The first of several planned instalments to fully adapt the epic scale of the 1997 game, Remake focuses on the section of the story set in Midgar City. A sprawling megalopolis ruled by the Shinra Electric Power Corporation, Midgar is deeply divided between the rich, who live on the upper strata of the city, and the poor, who live in the polluted slums still on the Earth’s surface. Once again taking on the role of mercenary Cloud Strife, players are drawn into a series of ecoterrorist actions against Shinra, which is draining the planet of its very life essence in order to provide energy. While the game’s ecological and political messages are even more pertinent now they were more than two decades ago, here Square Enix also delves into how propaganda can turn people against their own interests, with news broadcasts frequently swaying public opinion against Cloud and his allies. Final Fantasy VII was always political, but here it’s more scathing in its condemnation.

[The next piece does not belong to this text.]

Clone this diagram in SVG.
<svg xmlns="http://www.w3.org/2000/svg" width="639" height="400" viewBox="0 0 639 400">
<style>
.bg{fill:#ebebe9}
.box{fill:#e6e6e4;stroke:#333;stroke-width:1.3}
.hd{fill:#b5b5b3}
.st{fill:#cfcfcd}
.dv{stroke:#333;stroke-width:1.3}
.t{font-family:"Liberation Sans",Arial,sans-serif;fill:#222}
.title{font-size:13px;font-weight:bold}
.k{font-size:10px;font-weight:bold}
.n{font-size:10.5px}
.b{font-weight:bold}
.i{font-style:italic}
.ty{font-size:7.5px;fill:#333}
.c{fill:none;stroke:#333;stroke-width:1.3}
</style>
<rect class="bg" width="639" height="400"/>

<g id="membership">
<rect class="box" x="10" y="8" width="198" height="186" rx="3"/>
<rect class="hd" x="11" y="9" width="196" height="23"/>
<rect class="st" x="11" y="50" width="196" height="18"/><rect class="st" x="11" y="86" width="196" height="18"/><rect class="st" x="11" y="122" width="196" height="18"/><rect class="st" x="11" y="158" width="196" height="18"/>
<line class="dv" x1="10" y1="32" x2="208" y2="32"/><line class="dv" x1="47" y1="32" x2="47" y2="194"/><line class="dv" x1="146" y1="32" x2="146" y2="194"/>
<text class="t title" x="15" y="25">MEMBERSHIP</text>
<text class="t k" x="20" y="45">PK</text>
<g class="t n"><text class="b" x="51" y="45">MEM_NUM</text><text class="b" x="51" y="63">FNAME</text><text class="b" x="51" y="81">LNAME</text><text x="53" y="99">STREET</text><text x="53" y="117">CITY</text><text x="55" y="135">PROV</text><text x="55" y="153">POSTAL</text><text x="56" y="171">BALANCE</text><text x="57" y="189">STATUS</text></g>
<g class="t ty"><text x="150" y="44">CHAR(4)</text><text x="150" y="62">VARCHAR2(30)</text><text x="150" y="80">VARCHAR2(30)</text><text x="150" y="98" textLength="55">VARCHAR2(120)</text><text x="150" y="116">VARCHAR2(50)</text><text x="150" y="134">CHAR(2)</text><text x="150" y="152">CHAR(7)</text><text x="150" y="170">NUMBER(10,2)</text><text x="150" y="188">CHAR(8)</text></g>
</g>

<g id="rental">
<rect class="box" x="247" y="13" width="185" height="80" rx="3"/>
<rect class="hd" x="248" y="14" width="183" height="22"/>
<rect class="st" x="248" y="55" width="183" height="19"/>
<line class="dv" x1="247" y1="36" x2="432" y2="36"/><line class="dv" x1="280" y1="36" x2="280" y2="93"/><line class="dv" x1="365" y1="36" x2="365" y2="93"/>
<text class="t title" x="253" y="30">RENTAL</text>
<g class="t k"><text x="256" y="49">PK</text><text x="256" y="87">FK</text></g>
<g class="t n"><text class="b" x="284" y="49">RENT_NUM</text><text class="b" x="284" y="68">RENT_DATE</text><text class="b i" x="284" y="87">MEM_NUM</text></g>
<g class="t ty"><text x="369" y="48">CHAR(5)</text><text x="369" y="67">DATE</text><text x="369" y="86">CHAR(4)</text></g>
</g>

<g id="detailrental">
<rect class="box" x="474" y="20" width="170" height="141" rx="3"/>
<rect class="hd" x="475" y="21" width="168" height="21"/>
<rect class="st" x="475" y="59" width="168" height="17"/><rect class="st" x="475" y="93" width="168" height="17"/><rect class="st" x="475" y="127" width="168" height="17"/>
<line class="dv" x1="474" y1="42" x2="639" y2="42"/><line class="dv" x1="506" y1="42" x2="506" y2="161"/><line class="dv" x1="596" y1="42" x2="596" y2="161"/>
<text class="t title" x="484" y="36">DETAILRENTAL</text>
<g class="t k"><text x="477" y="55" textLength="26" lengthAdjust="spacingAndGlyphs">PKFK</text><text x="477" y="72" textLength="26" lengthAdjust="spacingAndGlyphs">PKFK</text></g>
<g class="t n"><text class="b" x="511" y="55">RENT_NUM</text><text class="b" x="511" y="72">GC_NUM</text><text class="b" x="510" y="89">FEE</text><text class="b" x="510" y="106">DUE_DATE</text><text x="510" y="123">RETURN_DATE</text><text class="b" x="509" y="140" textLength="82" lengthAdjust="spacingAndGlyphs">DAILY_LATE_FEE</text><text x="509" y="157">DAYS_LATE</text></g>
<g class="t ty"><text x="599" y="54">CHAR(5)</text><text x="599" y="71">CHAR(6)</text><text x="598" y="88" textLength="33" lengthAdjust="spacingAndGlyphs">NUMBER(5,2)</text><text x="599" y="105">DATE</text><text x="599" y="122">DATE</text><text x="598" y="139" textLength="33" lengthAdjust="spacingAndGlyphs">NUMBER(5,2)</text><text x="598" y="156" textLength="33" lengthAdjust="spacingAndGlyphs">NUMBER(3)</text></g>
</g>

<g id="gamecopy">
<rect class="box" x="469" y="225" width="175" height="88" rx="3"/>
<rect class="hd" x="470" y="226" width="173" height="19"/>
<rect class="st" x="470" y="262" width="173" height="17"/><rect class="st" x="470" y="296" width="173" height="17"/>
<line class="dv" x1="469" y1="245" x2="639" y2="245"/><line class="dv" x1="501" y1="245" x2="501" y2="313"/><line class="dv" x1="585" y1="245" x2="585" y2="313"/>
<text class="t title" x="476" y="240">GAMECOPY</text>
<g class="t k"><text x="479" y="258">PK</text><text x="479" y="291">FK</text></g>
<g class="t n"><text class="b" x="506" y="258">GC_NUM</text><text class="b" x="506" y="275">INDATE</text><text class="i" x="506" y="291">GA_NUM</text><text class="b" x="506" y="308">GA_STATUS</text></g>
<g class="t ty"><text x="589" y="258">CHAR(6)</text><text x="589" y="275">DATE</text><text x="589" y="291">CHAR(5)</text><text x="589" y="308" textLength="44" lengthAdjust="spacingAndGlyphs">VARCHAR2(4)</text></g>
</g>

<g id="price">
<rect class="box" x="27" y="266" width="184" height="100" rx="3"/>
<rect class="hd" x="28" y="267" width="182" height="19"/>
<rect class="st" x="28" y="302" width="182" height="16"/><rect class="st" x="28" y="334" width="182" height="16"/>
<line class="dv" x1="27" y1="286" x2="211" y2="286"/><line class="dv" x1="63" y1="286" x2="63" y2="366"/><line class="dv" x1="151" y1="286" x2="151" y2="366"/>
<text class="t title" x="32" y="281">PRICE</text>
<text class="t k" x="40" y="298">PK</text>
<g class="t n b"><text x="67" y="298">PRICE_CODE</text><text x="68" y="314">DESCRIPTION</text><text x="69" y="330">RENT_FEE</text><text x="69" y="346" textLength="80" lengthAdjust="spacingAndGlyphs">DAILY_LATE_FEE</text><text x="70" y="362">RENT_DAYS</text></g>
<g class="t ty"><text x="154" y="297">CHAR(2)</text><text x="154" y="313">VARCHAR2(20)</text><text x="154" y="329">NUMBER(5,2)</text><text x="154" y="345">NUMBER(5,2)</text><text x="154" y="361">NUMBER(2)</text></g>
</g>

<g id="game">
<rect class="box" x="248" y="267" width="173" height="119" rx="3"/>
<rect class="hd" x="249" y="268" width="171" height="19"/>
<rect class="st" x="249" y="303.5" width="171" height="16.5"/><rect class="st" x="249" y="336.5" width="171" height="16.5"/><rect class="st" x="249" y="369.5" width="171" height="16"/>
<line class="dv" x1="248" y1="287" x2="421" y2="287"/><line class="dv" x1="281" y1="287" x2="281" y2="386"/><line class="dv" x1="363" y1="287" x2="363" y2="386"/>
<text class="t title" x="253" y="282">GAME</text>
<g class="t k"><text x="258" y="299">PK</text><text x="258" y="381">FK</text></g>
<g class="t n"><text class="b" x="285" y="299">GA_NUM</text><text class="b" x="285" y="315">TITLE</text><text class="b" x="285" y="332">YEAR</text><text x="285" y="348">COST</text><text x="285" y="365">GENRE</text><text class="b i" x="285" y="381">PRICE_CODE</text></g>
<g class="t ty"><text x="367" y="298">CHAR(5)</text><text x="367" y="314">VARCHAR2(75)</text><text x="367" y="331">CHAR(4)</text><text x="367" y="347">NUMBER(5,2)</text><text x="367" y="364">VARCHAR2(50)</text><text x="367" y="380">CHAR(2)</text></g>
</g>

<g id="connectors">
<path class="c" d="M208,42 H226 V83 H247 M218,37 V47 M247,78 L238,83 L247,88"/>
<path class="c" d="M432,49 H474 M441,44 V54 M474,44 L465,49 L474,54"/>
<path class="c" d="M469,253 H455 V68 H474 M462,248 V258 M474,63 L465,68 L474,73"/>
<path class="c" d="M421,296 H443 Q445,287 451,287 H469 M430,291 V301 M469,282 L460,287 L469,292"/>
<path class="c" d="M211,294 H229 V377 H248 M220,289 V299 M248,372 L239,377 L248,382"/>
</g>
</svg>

The biggest change is the shift from static, turn-based battles to a more action-oriented affair. This, more than anything, could have broken the spell, turning Remake into just another hack-and-slash action RPG. Instead, director Tetsuya Nomura has modernised the combat but kept the precision and deliberation of the traditional system. Here, players hammer the square button to build up an “Active Time Bar”, then tap cross to slow time to a crawl, affording chance to select abilities, magic, or items from a menu. It’s a perfect balance of old and new, and while a “Classic” mode is also included – where characters auto-attack and players only have to make menu selections – it feels staid and frustrating by comparison.

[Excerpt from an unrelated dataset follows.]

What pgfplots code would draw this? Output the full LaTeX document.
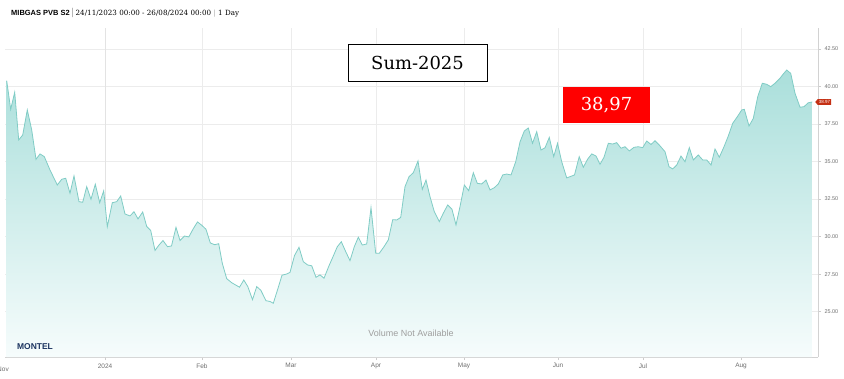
\documentclass[border=0pt]{standalone}
\usepackage{fontspec}
\setmainfont{Liberation Sans}
\newfontfamily\dserif{DejaVu Serif}
\usepackage{pgfplots}
\usepackage{pgfplotstable}
\pgfplotsset{compat=1.18}
\usetikzlibrary{shapes.symbols}
\definecolor{linec}{RGB}{128,204,197}
\definecolor{filltop}{RGB}{170,223,219}
\definecolor{fillbot}{RGB}{246,252,252}
\definecolor{gridc}{RGB}{236,236,236}
\definecolor{labc}{RGB}{110,110,110}
\definecolor{tagc}{RGB}{196,48,20}
\definecolor{montel}{RGB}{28,52,96}

\pgfplotstableread{
x v
6.7 40.39
10.7 38.48
14.7 39.62
18.7 36.44
22.7 36.77
27.3 38.44
31.7 37.11
36 35.15
40 35.51
44.3 35.33
50 34.44
57.3 33.44
61.7 33.82
65.7 33.89
70 32.89
74 34.04
79 32.33
82.7 32.29
86.7 33.33
91 32.49
95.3 33.49
99.7 32.26
103.7 33.06
107.3 30.66
112.3 32.26
116.7 32.33
120.7 32.71
125 31.51
130 31.38
134 31.66
138 31.18
142.7 31.64
146.7 30.68
150.7 30.41
155 29.08
159 29.44
163 29.74
167.5 29.33
171.5 29.38
176 30.62
180 29.74
184.5 30.04
188.8 29.98
193.3 30.53
197.5 30.98
201.7 30.76
206 30.49
210.3 29.58
214.7 29.46
218.7 29.53
222.3 28.22
226.7 27.20
231.7 26.93
239.5 26.63
243.8 27.11
247.8 26.67
252.5 25.80
256.7 26.67
260.8 26.43
266 25.73
270 25.68
273.3 25.56
277.5 26.45
282 27.43
286.7 27.51
290 27.62
294.5 28.74
299 29.29
303.3 28.33
307.7 28.11
311.7 28.06
316 27.29
320 27.45
324 27.23
329 28.06
333.3 28.71
337.3 29.33
341.3 29.66
345.7 29.00
350 28.40
354.3 29.33
358.3 29.96
362.3 29.44
366.7 29.51
371 31.93
375.7 28.89
379.3 28.89
384 29.33
388.3 29.78
392.7 31.13
396.7 31.11
400.7 31.28
405 33.33
409 33.99
413.3 34.26
418 35.04
422.3 33.15
426 33.77
430 32.66
434.3 31.66
439.3 31.00
443.3 31.56
447.7 32.11
452 31.82
456 30.78
460 32.00
464.3 33.44
468.7 33.06
473.3 34.26
477.3 33.55
481.7 33.51
486 33.77
490 33.11
494.3 33.26
498.3 33.51
502.7 34.11
506.7 34.17
511 34.11
515.7 34.99
520 36.31
524.3 37.04
528.3 37.24
532.5 36.22
536.7 36.99
541 35.77
545 35.92
549.3 36.61
553.7 35.33
557.5 36.22
561.7 34.99
566.7 33.91
574.5 34.11
579.2 35.33
583.3 34.62
587.7 35.17
591.7 35.51
596 35.37
600 34.82
604 35.29
608.3 36.22
612.7 36.17
616.7 36.26
621 35.89
625 35.99
629.3 35.71
634 35.95
638.3 35.99
642.7 35.93
646.7 36.37
651 36.14
655 36.39
659.7 36.07
665 35.66
669 34.66
672.7 34.51
676.7 34.77
681 35.37
685 34.99
689.3 35.93
693.3 35.11
698.3 35.44
702.7 35.11
706.7 35.11
711 34.77
715 35.84
719.3 35.29
724 35.99
728.3 36.71
732.7 37.55
737.3 37.99
741.7 38.44
744.3 38.48
749 37.37
753.3 37.88
757.7 39.32
762.3 40.22
766.7 40.15
770.7 39.99
775 40.22
780 40.55
783.3 40.84
786.7 41.10
790.7 40.88
795 39.55
800 38.62
804 38.66
808.3 38.92
812.3 38.97
}\pricedata

\begin{document}
\begin{tikzpicture}[x=1bp,y=1bp]
\useasboundingbox (0,0) rectangle (844,378);
\begin{axis}[
  at={(5bp,21bp)}, anchor=south west, scale only axis,
  width=813bp, height=329bp,
  xmin=5, xmax=818, ymin=21.98, ymax=43.90,
  axis x line=bottom, axis y line=right,
  axis line style={-, draw=gray!35, line width=0.6bp},
  xtick={105,202,291,376,464,558,643,741},
  xticklabels={2024,Feb,Mar,Apr,May,Jun,Jul,Aug},
  extra x ticks={105}, extra x tick labels={},
  extra x tick style={grid style={draw=gray!22, line width=0.8bp}},
  ytick={25,27.5,30,32.5,35,37.5,40,42.5},
  yticklabel style={/pgf/number format/fixed, /pgf/number format/fixed zerofill,
    /pgf/number format/precision=2, /pgf/number format/assume math mode=true,
    font=\fontsize{5.5}{6}\selectfont, text=labc},
  xticklabel style={font=\fontsize{6.5}{7}\selectfont, text=labc},
  tick align=outside, major tick length=3bp,
  tick style={draw=gray!40, line width=0.5bp},
  xmajorgrids, ymajorgrids,
  grid style={draw=gridc, line width=0.6bp},
  clip=true,
]
\addplot[draw=none, top color=filltop, bottom color=fillbot] table[x=x,y=v]{\pricedata} \closedcycle;
\addplot[draw=linec, line width=0.8bp, mark=none] table[x=x,y=v]{\pricedata};
\end{axis}
% annotations
\node[anchor=base west, inner sep=0] at (11,363)
  {{\fontsize{7.5}{9}\selectfont\bfseries MIBGAS PVB S2}\,{\color{gray!70}|}\,{\dserif\fontsize{7.2}{9}\selectfont 24/11/2023 00:00 - 26/08/2024 00:00 {\color{gray!70}|} 1 Day}};
\node[text=labc, font=\fontsize{6.5}{7}\selectfont] at (3,9) {Nov};
\node[text=gray!75, font=\fontsize{9}{10}\selectfont] at (411,45) {Volume Not Available};
\node[text=montel, font=\fontsize{8.5}{9}\selectfont\bfseries] at (35,31) {MONTEL};
\node[draw=black, line width=0.8bp, fill=white, minimum width=139bp, minimum height=37bp,
  font=\dserif\fontsize{18}{20}\selectfont] at (417.5,315.5) {Sum-2025};
\node[fill=red, text=white, minimum width=87bp, minimum height=36bp,
  font=\dserif\fontsize{18}{20}\selectfont] at (606.5,273) {38,97};
\node[signal, signal to=west, signal pointer angle=100, fill=tagc, text=white,
  font=\fontsize{4.5}{5}\selectfont, inner sep=1.2bp, anchor=west] at (815,276) {38.97};
\end{tikzpicture}
\end{document}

Given Remake only adapts a slice of the original, the playable characters are scaled back to a mere four: Cloud, fighter Tifa, gun-armed Barret, and flower seller-turned-healing mage Aerith – updating the old spelling of “Aeris”. Each has their own specialisations in combat, and you can switch between them at any point, allowing you to juggle battles as you switch between up-close attacks from Cloud and Tifa or ranged moves from Barret and Aerith. Despite the truncated line-up – expect the remaining five playable characters to debut as the later Remake chapters arrive – there’s plenty of customisation to be found. Weapons unlock new, unique moves, and can be boosted in power, while Materia orbs provide an array of magic, skills, and powerful summons to use in battle.
The new battle system isn’t perfect though. Tapping away at square can lock you into a combo, which is impossible to break to dodge or guard. Combine that with certain enemies with debilitating attacks, and you can be left with no escape from damaging attacks. Normally this isn’t too bad, as you can switch to other party members, but on occasion when the plot has you with only one character, it’s immensely frustrating. Targeting could also use some improvements – locking on to enemies is all well and good, but when the camera doesn’t strictly follow your target, it irritates.

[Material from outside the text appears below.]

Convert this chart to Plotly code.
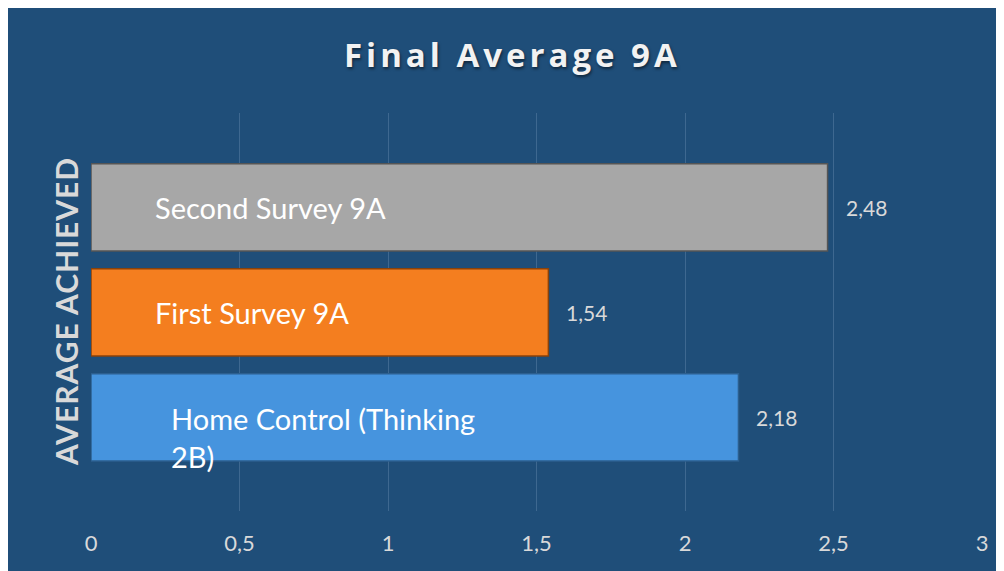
import plotly.graph_objects as go

# ---- data ----
categories = ["Home Control (Thinking 2B)", "First Survey 9A", "Second Survey 9A"]
category_labels = ["Home Control (Thinking<br>2B)", "First Survey 9A", "Second Survey 9A"]
values = [2.18, 1.54, 2.48]
bar_colors = ["#4694DE", "#F47E1F", "#A7A7A7"]
bar_edges = ["#2C5F8F", "#8A420A", "#555555"]
tick_vals = [0, 0.5, 1, 1.5, 2, 2.5, 3]
tick_text = ["0", "0,5", "1", "1,5", "2", "2,5", "3"]
title_text = "Final Average 9A"
axis_title = "AVERAGE ACHIEVED"

BG = "#1F4E79"
W, H = 1004, 571
L, R, T, B = 83, 30, 105, 68
pw, ph = W - L - R, H - T - B

fig = go.Figure()
fig.add_trace(go.Bar(
    y=categories, x=values, orientation="h",
    marker=dict(color=bar_colors, line=dict(color=bar_edges, width=1.5)),
    width=0.83, hoverinfo="x+y",
))

annotations = []
# category labels inside bars
label_x = [0.262, 0.21, 0.21]
label_shift = [-20, 0, 0]
for cat, lab, lx, ys in zip(categories, category_labels, label_x, label_shift):
    annotations.append(dict(
        x=lx, y=cat, xref="x", yref="y", text=lab, showarrow=False,
        xanchor="left", yanchor="middle", align="left", yshift=ys,
        font=dict(family="Lato", size=29, color="white"),
    ))
# value labels
for cat, v in zip(categories, values):
    annotations.append(dict(
        x=v, y=cat, xref="x", yref="y",
        text=f"{v:.2f}".replace(".", ","), showarrow=False,
        xanchor="left", yanchor="middle", xshift=16,
        font=dict(family="Lato", size=21, color="#D9D9D9"),
    ))
# axis title
annotations.append(dict(
    x=(58 - L) / pw, y=(H - B - 304) / ph, xref="paper", yref="paper",
    text='<span style="letter-spacing:1px">' + axis_title + '</span>',
    showarrow=False, textangle=-90,
    xanchor="center", yanchor="middle",
    font=dict(family="Lato", size=30, color="#D9D9D9", weight="bold"),
))
# chart title
annotations.append(dict(
    x=(504 - L) / pw, y=(H - B - 47) / ph, xref="paper", yref="paper",
    text='<span style="letter-spacing:4px">' + title_text + '</span>',
    showarrow=False, xanchor="center", yanchor="middle",
    font=dict(family="Open Sans", size=33, color="#F2F2F2", weight="bold",
              shadow="1px 2px 3px rgba(0,0,0,0.5)"),
))

fig.update_layout(
    width=W, height=H,
    margin=dict(l=L, r=R, t=T, b=B, pad=0),
    paper_bgcolor=BG, plot_bgcolor=BG,
    separators=",.",
    showlegend=False,
    annotations=annotations,
    xaxis=dict(range=[0, 3], tickvals=tick_vals, ticktext=tick_text,
               showgrid=True, gridcolor="#3E6890", gridwidth=1,
               zeroline=False, showline=False, ticks="",
               tickfont=dict(family="Lato", size=22, color="#D9D9D9"),
               ticklabelstandoff=17),
    yaxis=dict(range=[-0.892, 2.898], showticklabels=False, showgrid=False,
               zeroline=False, showline=False, ticks=""),
    bargap=0.17,
)

fig.write_html("out.html")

Despite the focus on the Midgar section, Remake still proves itself a sprawling epic. Familiar locations are recreated in rich detail, while new areas of Midgar are visited for the first time, often as the story dramatically expands on the background of supporting characters, fleshing out the world and its inhabitants in the process. It’s not open-world though – in fact, Remake is relatively linear, even keeping players from exploring certain areas before it wants you to for much of the game. There are still countless secrets to uncover though, whether tucked away down alleys or unlocked by completing challenges. There’s still plenty of the old FF7‘s delightful weirdness too: boss battles against possessed houses, strange mini games, and the infamous cross-dressing sub-quest – now with a more sensitive and positive spin on it. Despite the spit and polish, it still feels like Final Fantasy VII.
What a spit and polish, too – Remake is one of the most breathtakingly realised and staggeringly beautiful games in years. From character models that could just about pass for live action at times, to environments that look almost real, it is an absolute joy to behold. Even the slums that make up much of the early sections of the game are a sight to behold, filled with living detail. Fully voiced characters, down to background figures chattering away in the streets, further bring the world to life – simply wandering around is a treat for the sense.
Sometimes, risks pay off – and despite the gamble that Remake could have sullied the memory of Final Fantasy VII, it has instead enhanced it for those with nostalgic fondness, while proving a spectacular introduction to this mythic world for newcomers. A caveat though: Final Fantasy VII Remake was first announced at E3 2015. It has taken nearly five years to release, and is only the first of an unknown number of games that will re-tell the story in full. Enjoy this instalment for the self-contained near-masterpiece that it is – but don’t expect to see the end of the story in this reimagined form for a long while yet.